● Task instructions
Set down, word for word, only the lines from the start of the records through the line bearing "const toPoints = (xs: number[], ys: number[])"; include no pictures.

● Available data
══════════════════════════════

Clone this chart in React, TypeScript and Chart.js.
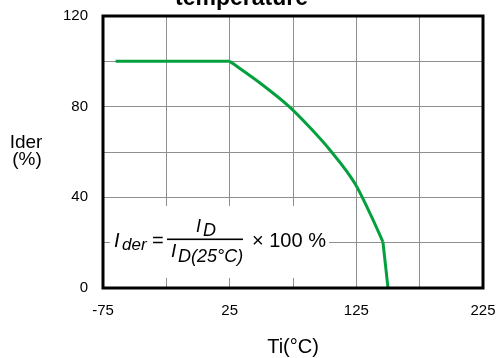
import React, { useEffect, useRef } from "react";
import { Chart, registerables } from "chart.js";

Chart.register(...registerables);

const flatTemps = [-65, 25];
const flatValues = [100, 100];
const curveTemps = [25, 50, 72, 88, 104, 124, 137, 146];
const curveValues = [100, 90, 80, 71, 61, 46, 31.5, 20.3];
const dropTemps = [146, 150];
const dropValues = [20.3, 0];
const xTickLabels = [-75, 25, 125, 225];
const yTickLabels = [0, 40, 80, 120];

const FONT = "'Liberation Sans', Arial, sans-serif";
const GREEN = "#05a03e";

const toPoints = (xs: number[], ys: number[]) => xs.map((x, i) => ({ x, y: ys[i] }));

const textPlugin = {
  id: "customText",
  beforeDatasetsDraw(chart: any) {
    const ctx = chart.ctx;
    const a = chart.chartArea;
    const ox = a.left;
    const oy = a.top;
    ctx.save();
    ctx.fillStyle = "#ffffff";
    ctx.fillRect(ox + 7, oy + 190, 219, 72);
    ctx.fillStyle = "#000000";
    ctx.textBaseline = "alphabetic";
    ctx.textAlign = "left";
    ctx.font = `italic 20px ${FONT}`;
    ctx.fillText("I", ox + 11, oy + 231);
    ctx.font = `italic 17px ${FONT}`;
    ctx.fillText("der", ox + 19, oy + 234);
    ctx.font = `20px ${FONT}`;
    ctx.fillText("=", ox + 49, oy + 231);
    ctx.font = `italic 18px ${FONT}`;
    ctx.fillText("I", ox + 93, oy + 216);
    ctx.fillText("D", ox + 100, oy + 220);
    ctx.fillRect(ox + 64, oy + 222.5, 76, 1.6);
    ctx.font = `italic 19px ${FONT}`;
    ctx.fillText("I", ox + 68, oy + 241);
    ctx.font = `italic 18px ${FONT}`;
    ctx.fillText("D(25°C)", ox + 75, oy + 246);
    ctx.font = `20px ${FONT}`;
    ctx.fillText("× 100 %", ox + 149, oy + 231);
    ctx.restore();
  },
  afterDraw(chart: any) {
    const ctx = chart.ctx;
    const a = chart.chartArea;
    ctx.save();
    ctx.strokeStyle = "#000000";
    ctx.lineWidth = 3;
    ctx.strokeRect(a.left, a.top, a.right - a.left, a.bottom - a.top);
    ctx.fillStyle = "#000000";
    ctx.font = `bold 23px ${FONT}`;
    ctx.textAlign = "left";
    ctx.textBaseline = "alphabetic";
    ctx.fillText("temperature", 175, 5);
    ctx.font = `19px ${FONT}`;
    ctx.textAlign = "center";
    ctx.fillText("Ider", 26, 148);
    ctx.fillText("(%)", 27, 165);
    ctx.font = `20px ${FONT}`;
    ctx.fillText("Ti(°C)", (a.left + a.right) / 2, 353);
    ctx.restore();
  },
};

export default function App() {
  const ref = useRef<HTMLCanvasElement | null>(null);
  useEffect(() => {
    if (!ref.current) return;
    const line = { borderColor: GREEN, borderWidth: 3, pointRadius: 0, fill: false };
    const chart = new Chart(ref.current, {
      type: "line",
      data: {
        datasets: [
          { ...line, data: toPoints(flatTemps, flatValues), tension: 0 },
          { ...line, data: toPoints(curveTemps, curveValues), cubicInterpolationMode: "monotone" },
          { ...line, data: toPoints(dropTemps, dropValues), tension: 0 },
        ],
      },
      options: {
        responsive: false,
        animation: false,
        layout: { padding: { left: 0, right: 13, top: 16, bottom: 0 } },
        plugins: {
          legend: { display: false },
          title: { display: false },
          tooltip: { enabled: false },
        },
        scales: {
          x: {
            type: "linear",
            min: -75,
            max: 225,
            ticks: {
              stepSize: 50,
              padding: 14,
              color: "#000000",
              font: { family: FONT, size: 15 },
              maxRotation: 0,
              autoSkip: false,
              callback: (v: any) => (xTickLabels.includes(Number(v)) ? String(v) : ""),
            },
            grid: { color: "#8f8f8f", lineWidth: 1, drawTicks: false },
            border: { display: false },
            afterFit: (s: any) => {
              s.height = 70;
              s.paddingLeft = 0;
              s.paddingRight = 0;
            },
          },
          y: {
            type: "linear",
            min: 0,
            max: 120,
            ticks: {
              stepSize: 20,
              padding: 15,
              color: "#000000",
              font: { family: FONT, size: 15 },
              autoSkip: false,
              callback: (v: any) => (yTickLabels.includes(Number(v)) ? String(v) : ""),
            },
            grid: { color: "#8f8f8f", lineWidth: 1, drawTicks: false },
            border: { display: false },
            afterFit: (s: any) => {
              s.width = 103;
              s.paddingTop = 0;
              s.paddingBottom = 0;
            },
          },
        },
      },
      plugins: [textPlugin],
    });
    return () => chart.destroy();
  }, []);
  return (
    <div style={{ position: "absolute", left: 0, top: 0, width: 496, height: 358, background: "#ffffff" }}>
      <canvas ref={ref} width={496} height={358} style={{ display: "block" }} />
    </div>
  );
}
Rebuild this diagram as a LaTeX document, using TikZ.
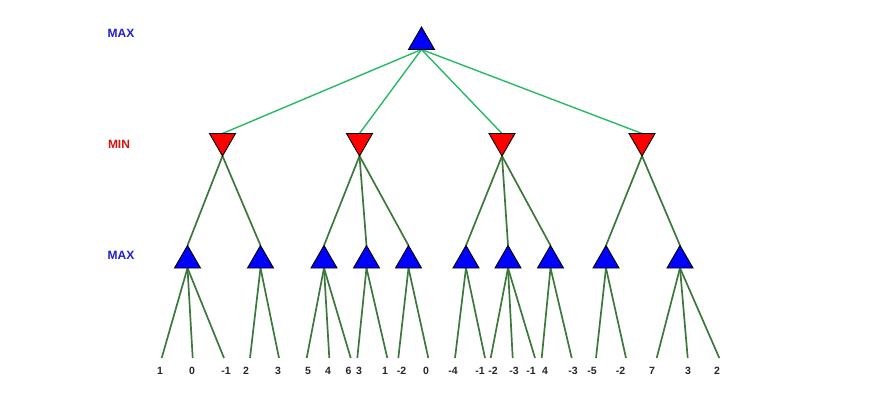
\documentclass[tikz,border=0pt]{standalone}
\usepackage{fontspec}
\setmainfont{Liberation Sans}
\usetikzlibrary{shapes.geometric,backgrounds}
\definecolor{edgeup}{RGB}{40,185,100}
\definecolor{edgelow}{RGB}{60,120,60}
\definecolor{maxlbl}{RGB}{30,30,210}
\definecolor{minlbl}{RGB}{205,20,20}
\tikzset{
  maxnode/.style={regular polygon, regular polygon sides=3, minimum size=30pt, inner sep=0pt, outer sep=0pt, fill=blue, draw=black, line width=0.9pt},
  minnode/.style={maxnode, fill=red, shape border rotate=180},
  upedge/.style={draw=edgeup, line width=1.4pt},
  lowedge/.style={draw=edgelow, line width=1.7pt},
  leaflbl/.style={font=\bfseries\fontsize{10.5}{12}\selectfont, text=black!85, inner sep=0pt},
  lvllbl/.style={font=\bfseries\fontsize{12}{14}\selectfont, inner sep=0pt}
}
\begin{document}
\begin{tikzpicture}[x=1pt,y=-1pt]
\useasboundingbox (0,0) rectangle (869,402);
% level labels
\node[lvllbl, text=maxlbl] (l0) at (121,33) {MAX};
\node[lvllbl, text=minlbl] (l1) at (119,144) {MIN};
\node[lvllbl, text=maxlbl] (l2) at (121,255) {MAX};
% root
\node[maxnode] (r) at (421.5,42) {};
% MIN nodes
\foreach \n/\x in {m1/222.5, m2/359.5, m3/502, m4/642}
  \node[minnode] (\n) at (\x,141) {};
% MAX nodes
\foreach \n/\x in {a1/187.5, a2/260.5, a3/324, a4/366.5, a5/408.5, a6/466, a7/508, a8/550.5, a9/606, a10/680}
  \node[maxnode] (\n) at (\x,260.5) {};
% leaves: name/line-end x/label x/text
\foreach \n/\x/\lx/\t in {
  b1/161.7/160/1, b2/192.7/192/0, b3/224/226/-1,
  b4/250/246/2, b5/279/278/3,
  b6/306.7/308/5, b7/329.3/328/4, b8/350.7/348.5/6,
  b9/357.3/359/3, b10/387.3/385/1,
  b11/398.3/401.5/-2, b12/428.3/426/0,
  b13/455/453/-4, b14/485/480/-1,
  b15/490.7/493/-2, b16/512.7/514/-3, b17/535/531/-1,
  b18/541.7/545/4, b19/571.7/573/-3,
  b20/596/592/-5, b21/626/620.5/-2,
  b22/656.7/652/7, b23/687.7/688/3, b24/719.3/717/2}{
  \coordinate (\n) at (\x,358);
  \node[leaflbl] (t\n) at (\lx,371) {\t};
}
\begin{pgfonlayer}{background}
\foreach \m in {m1,m2,m3,m4}
  \draw[upedge] (r.south) -- (\m.north);
\foreach \m/\a in {m1/a1, m1/a2, m2/a3, m2/a4, m2/a5, m3/a6, m3/a7, m3/a8, m4/a9, m4/a10}
  \draw[lowedge] (\m.south) -- (\a.north);
\foreach \a/\b in {a1/b1, a1/b2, a1/b3, a2/b4, a2/b5, a3/b6, a3/b7, a3/b8, a4/b9, a4/b10, a5/b11, a5/b12, a6/b13, a6/b14, a7/b15, a7/b16, a7/b17, a8/b18, a8/b19, a9/b20, a9/b21, a10/b22, a10/b23, a10/b24}
  \draw[lowedge] (\a.south) -- (\b);
\end{pgfonlayer}
\end{tikzpicture}
\end{document}
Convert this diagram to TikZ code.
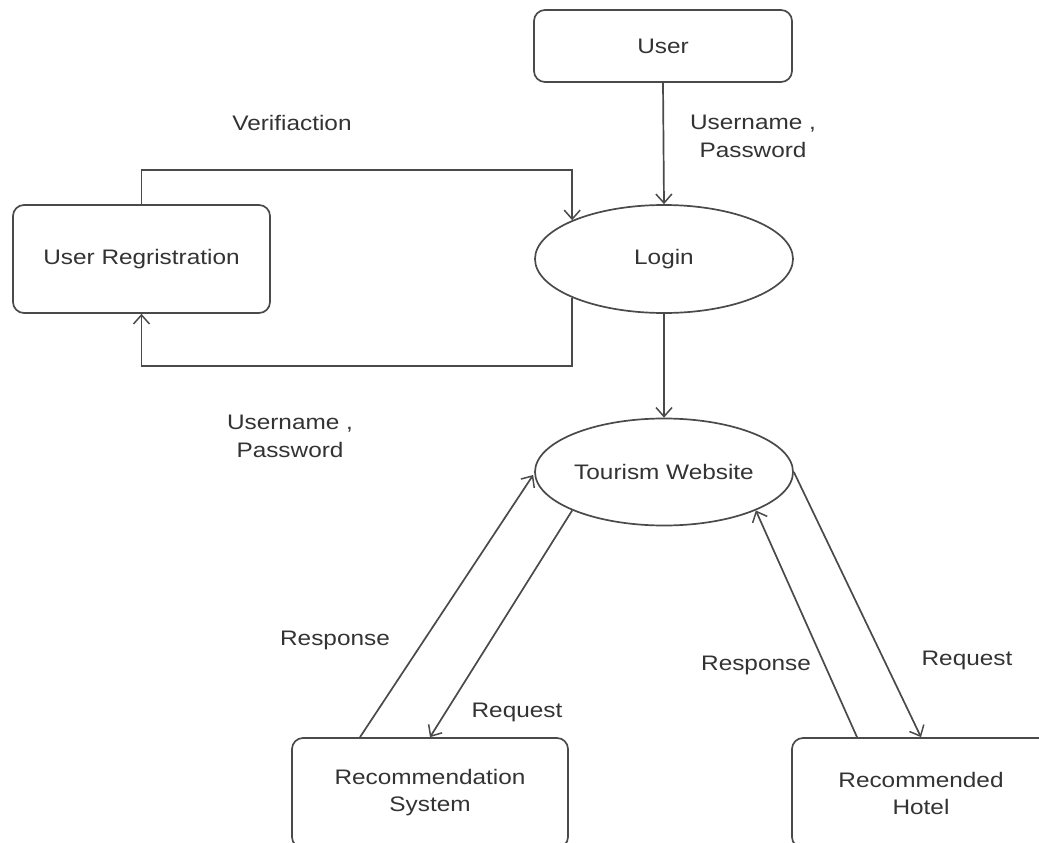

══════════════════════════════

● In response
Clone this chart in React, TypeScript and Chart.js.
import React, { useEffect, useRef } from "react";
import { Chart, registerables } from "chart.js";

Chart.register(...registerables);

const flatTemps = [-65, 25];
const flatValues = [100, 100];
const curveTemps = [25, 50, 72, 88, 104, 124, 137, 146];
const curveValues = [100, 90, 80, 71, 61, 46, 31.5, 20.3];
const dropTemps = [146, 150];
const dropValues = [20.3, 0];
const xTickLabels = [-75, 25, 125, 225];
const yTickLabels = [0, 40, 80, 120];

const FONT = "'Liberation Sans', Arial, sans-serif";
const GREEN = "#05a03e";

const toPoints = (xs: number[], ys: number[]) => xs.map((x, i) => ({ x, y: ys[i] }));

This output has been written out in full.